One of the great achievements of the human creativity has been to develop abstract representations of the world around us. This had much of its origins with the development of language some 100-200 thousand years ago as a way to communicate complex conceptual models. Later it gave rise to the development of signs and symbols marked on a medium, cave paintings, the beginning of written language and mathematics. Humans have since that time evolved highly sophisticated ways to use those signs and symbols to construct models of the external environment. Formal models have extended the human ability to much better understand the world, communicate that understanding between each other and to collaborate around those shared models. Today we have computational models of highly complex phenomena, such as the weather, that allow us to make more detailed predictions about the future than could be done with just mental models.
Models are powerful tools in that they enable us to conceptualize large systems that are beyond our immediate faculties, but they do this by removing certain details. If the model is not built properly, that is to say, all relevant information is not represented in the model in a compact form, they represent only a partial account as to how the world is. When we then use those models to operate in the world, the results may be, at best, only partially successful and, at worst, a potentially dangerous situation. Models constrain our perception, they contextualize, frame and condition what we see and don’t see.

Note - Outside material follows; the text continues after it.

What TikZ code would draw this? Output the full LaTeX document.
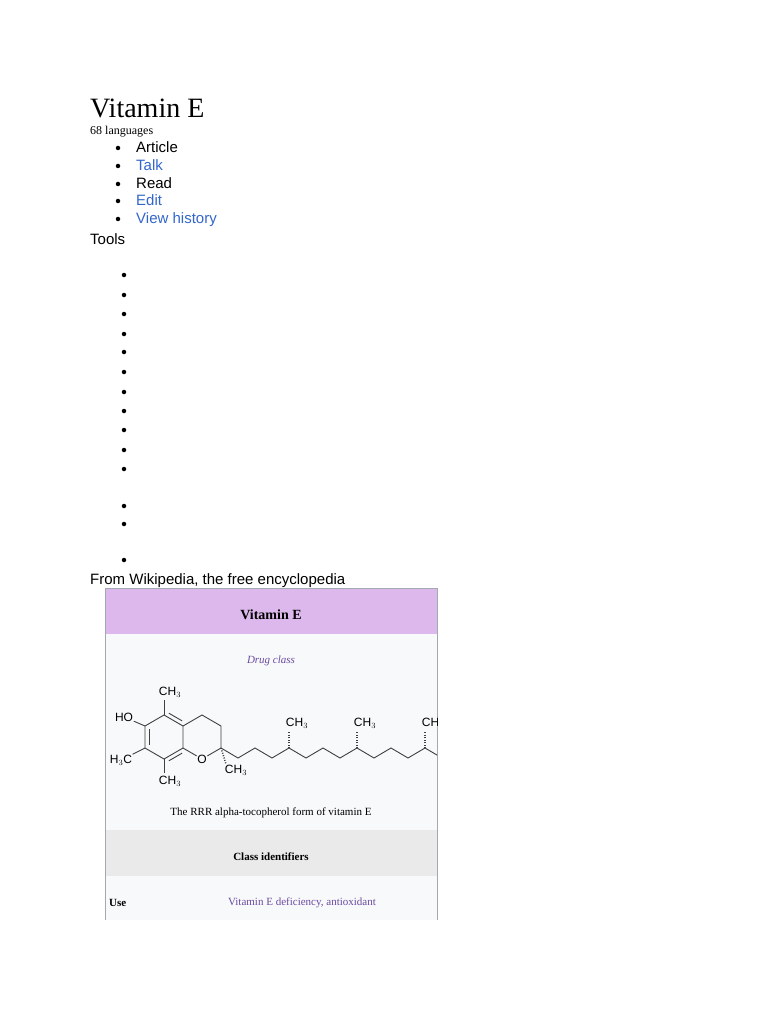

Models that are poorly built and do not include all relevant perspective and information can blind us to what would otherwise be obvious information. In a very literal manner, models remove one from one’s senses in that they are conceptually based if they are not adequately built they can create non-sensical results.
One good example of this would be models used in economics that try to describe human actors as rational agents. These models are constructed in a particular way so as to be able to model human economic activity mathematically. In the everyday world, it is quite apparent that people do not always consider all actions in a rational fashion we take many shortcuts, have personal bias, copy others, use heuristics, etc. none of which are rational. But none of this can be captured using formal mathematical models and thus it is excluded from standard economic theory. Of course, the world does not change simply because it does not fit into our modeling frameworks. Whenever there is a mismatch between a model and the empirical world it is ultimately the models that have to give and breaks down. We may go on using limited models because that is all we have, but there will clearly be consequences. Thus, it is always desirable that we be explicit about the limitations of a model and work towards developing more robust models whose foundations are more robust, scope broader or match more accurately empirical data.